英国のEU離脱決定を受けて、世界の金融市場が大混乱

英国のEU離脱を決定した国民投票の結果を受けて、世界中の金融市場が大混乱しています。特に、株式市場の下落は深刻で、報道によると離脱決定後に失われた額は2兆1,000億円ドル(約215兆円)と言われています。

この金額は、東証1部の時価総額の約47%に該当しますが、これが1日で消失したわけです。また、株式市場だけでなく、原油相場や為替相場にも混乱が生じています。やはり、英国のEU離脱決定は、想定以上に大きな影響をもたらしていると言えましょう。

金価格が急騰し、一時は前日比+8%高の1,363ドルまで上昇

そのような中、債券を除き、唯一上昇した資産が貴金属であり、とりわけ、金(ゴールド)が急騰しました。英EU離脱を受けた24日は、取引時間中に一時、前日比+8%急騰して1,363ドル(1トロイオンス当たり、以下同)を付けました。この価格は、2年4か月ぶりの高値です。

その後、上値が重くなり、24日の終値は+4.4%高の1,319ドルとなりましたが、終値で見ても2年3か月ぶりの高値となっています。なお、24日の国内での金価格(円建て)は、大幅な円高が進んだ影響により、同+2.7%高に止まっていますが、それでも大いに注目されました。

出所:LBA(The London Bullion Market Association)のPM終値
円建て価格は三菱マテリアルの公表する小売価格(消費税抜き)

金には「通貨」と「投資資産」の2つの位置付け

ここで、金の特徴を簡単におさらいしておきましょう。金には2つの位置付けがあります。1つは「通貨」、もう1つは「投資資産」です。

古代ローマ時代から1971年に起きた“ニクソン・ショック”まで、金は名実ともに通貨としての役割を果たしていました。これを「金本位制度」と言います。1971年に金本位制度は終焉を迎えましたが、現在も実質的には通貨の役割を担っています。

投資資産としての金の特徴、メリットとデメリット

金は“ニクソン・ショック”以降、投資資産としての価値が注目され今日に至っています。その特徴は、1)価格は米ドルと逆相関の関係にある、2)世界が暗い時代(戦争、テロ、大不況等)になると上昇、の2点です。
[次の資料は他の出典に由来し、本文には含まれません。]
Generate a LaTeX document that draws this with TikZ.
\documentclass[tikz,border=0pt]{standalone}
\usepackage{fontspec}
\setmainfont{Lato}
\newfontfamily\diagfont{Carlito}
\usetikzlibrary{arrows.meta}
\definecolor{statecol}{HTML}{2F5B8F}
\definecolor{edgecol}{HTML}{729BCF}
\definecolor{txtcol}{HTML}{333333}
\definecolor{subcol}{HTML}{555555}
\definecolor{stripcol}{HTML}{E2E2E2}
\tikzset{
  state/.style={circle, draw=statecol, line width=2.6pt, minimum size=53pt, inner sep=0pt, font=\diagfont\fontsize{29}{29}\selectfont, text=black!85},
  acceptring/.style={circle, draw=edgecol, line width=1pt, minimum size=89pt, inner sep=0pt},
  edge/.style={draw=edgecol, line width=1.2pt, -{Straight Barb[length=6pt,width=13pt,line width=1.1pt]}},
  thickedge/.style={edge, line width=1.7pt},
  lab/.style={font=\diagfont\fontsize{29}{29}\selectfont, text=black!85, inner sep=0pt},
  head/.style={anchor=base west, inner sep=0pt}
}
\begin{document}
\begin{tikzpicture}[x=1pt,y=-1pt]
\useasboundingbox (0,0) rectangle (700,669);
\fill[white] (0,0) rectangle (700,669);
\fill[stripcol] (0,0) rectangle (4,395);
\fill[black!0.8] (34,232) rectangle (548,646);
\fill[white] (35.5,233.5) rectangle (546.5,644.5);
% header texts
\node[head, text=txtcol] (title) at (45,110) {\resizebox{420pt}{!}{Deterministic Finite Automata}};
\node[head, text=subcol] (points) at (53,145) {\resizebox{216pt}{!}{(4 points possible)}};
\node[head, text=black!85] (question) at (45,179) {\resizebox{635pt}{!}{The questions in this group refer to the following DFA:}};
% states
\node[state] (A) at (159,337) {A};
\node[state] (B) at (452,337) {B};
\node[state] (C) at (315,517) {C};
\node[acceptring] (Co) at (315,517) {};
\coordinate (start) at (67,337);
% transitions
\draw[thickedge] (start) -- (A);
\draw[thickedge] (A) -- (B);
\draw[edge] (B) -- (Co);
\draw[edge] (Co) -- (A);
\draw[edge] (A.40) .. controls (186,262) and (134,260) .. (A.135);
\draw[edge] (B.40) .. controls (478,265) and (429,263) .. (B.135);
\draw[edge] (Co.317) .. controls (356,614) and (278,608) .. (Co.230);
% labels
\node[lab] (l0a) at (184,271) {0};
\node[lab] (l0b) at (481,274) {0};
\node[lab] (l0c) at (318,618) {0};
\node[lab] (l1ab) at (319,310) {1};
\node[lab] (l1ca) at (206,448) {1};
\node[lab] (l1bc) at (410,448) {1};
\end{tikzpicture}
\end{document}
これらの特徴は、常に当てはまるとは限りませんが、概ねこのような動きをすると見ていいでしょう。また、最大のメリットはインフレに強いことであり、最大のデメリットは金利が付かないことです。そして、実物資産の金は、決して“紙屑”にならないということが重要です。

今回の金価格急騰の背景は何?

さて、今回、金が急騰した要因は何でしょうか。もちろん、直接的には英EU離脱に他なりません。ただ、24日の為替相場の動きを見る限り、ドルが急落したという事実はなく、英EU離脱に絡んだ投機的な動きが少なからずあったと考えられます。一方で、今後の世界経済のさらなる低迷を引き起こすトリガー(きっかけ)になる可能性を織り込み始めている可能性も否めません。
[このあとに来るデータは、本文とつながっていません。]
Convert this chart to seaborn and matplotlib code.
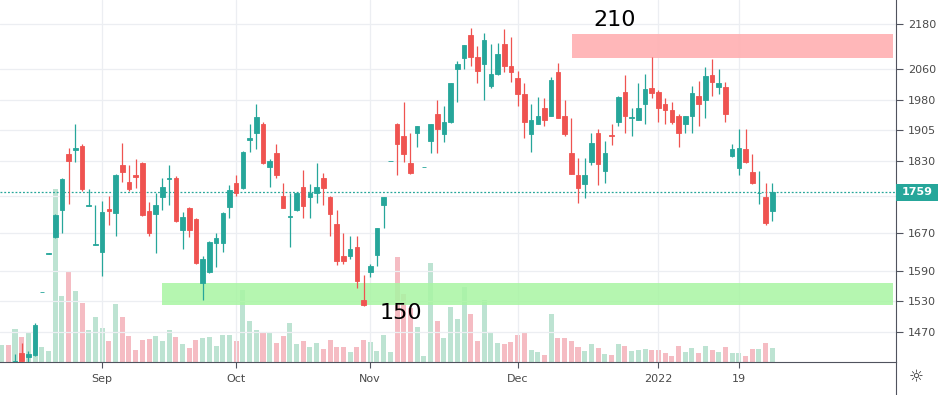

実は、金相場に関しては、気になる動きが続いているのです。

利上げ実施は大きな逆風、それなのになぜ金は上昇している?

それは、昨年12月中旬から金相場は高値圏が続いていることです。昨年12月に米国で利上げが実施され、なおかつ2016年も複数回数の利上げが予定されている現在の市場環境は、金にとって大きな逆風です。

足元、米国の追加利上げ実施時期が不透明になっていますが、それでも、金価格が上昇する相場環境ではありません。しかし、実際には堅調に推移しています。と言うことは、最大のデメリット(金利が付かない)を上回る要因があると考えるのが自然です。
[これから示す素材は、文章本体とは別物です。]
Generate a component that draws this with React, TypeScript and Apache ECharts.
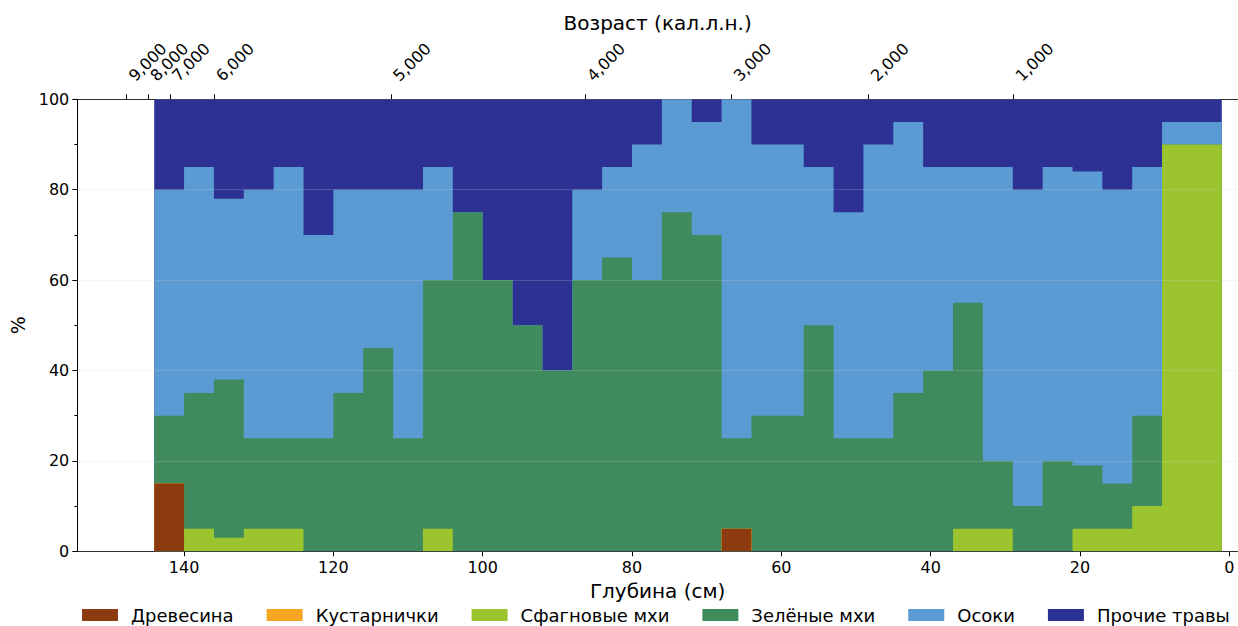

いや、もしかすると、昨年12月からの金価格上昇は、今回の英EU離脱ショックを織り込んでいたのかもしれません。“まさか”、“単なる偶然だろう”と思う方も多いでしょう。ただ、過去には、金価格が妙に上昇し始めた時、その後に危機が生じたケースは少なくないのです。

1978年末から金価格が急騰した後、1980年にはソ連のアフガニスタン侵攻で米ソ対立が深刻化しました。2000年秋から金価格が上昇し始めた後、“9.11”からイラク戦争へ繋がりました。そして、2005年末から妙に金価格が上昇し始めた約3年後、リーマンショックが起きています。

引き続き、今後の金価格の動向に注目したいと思います。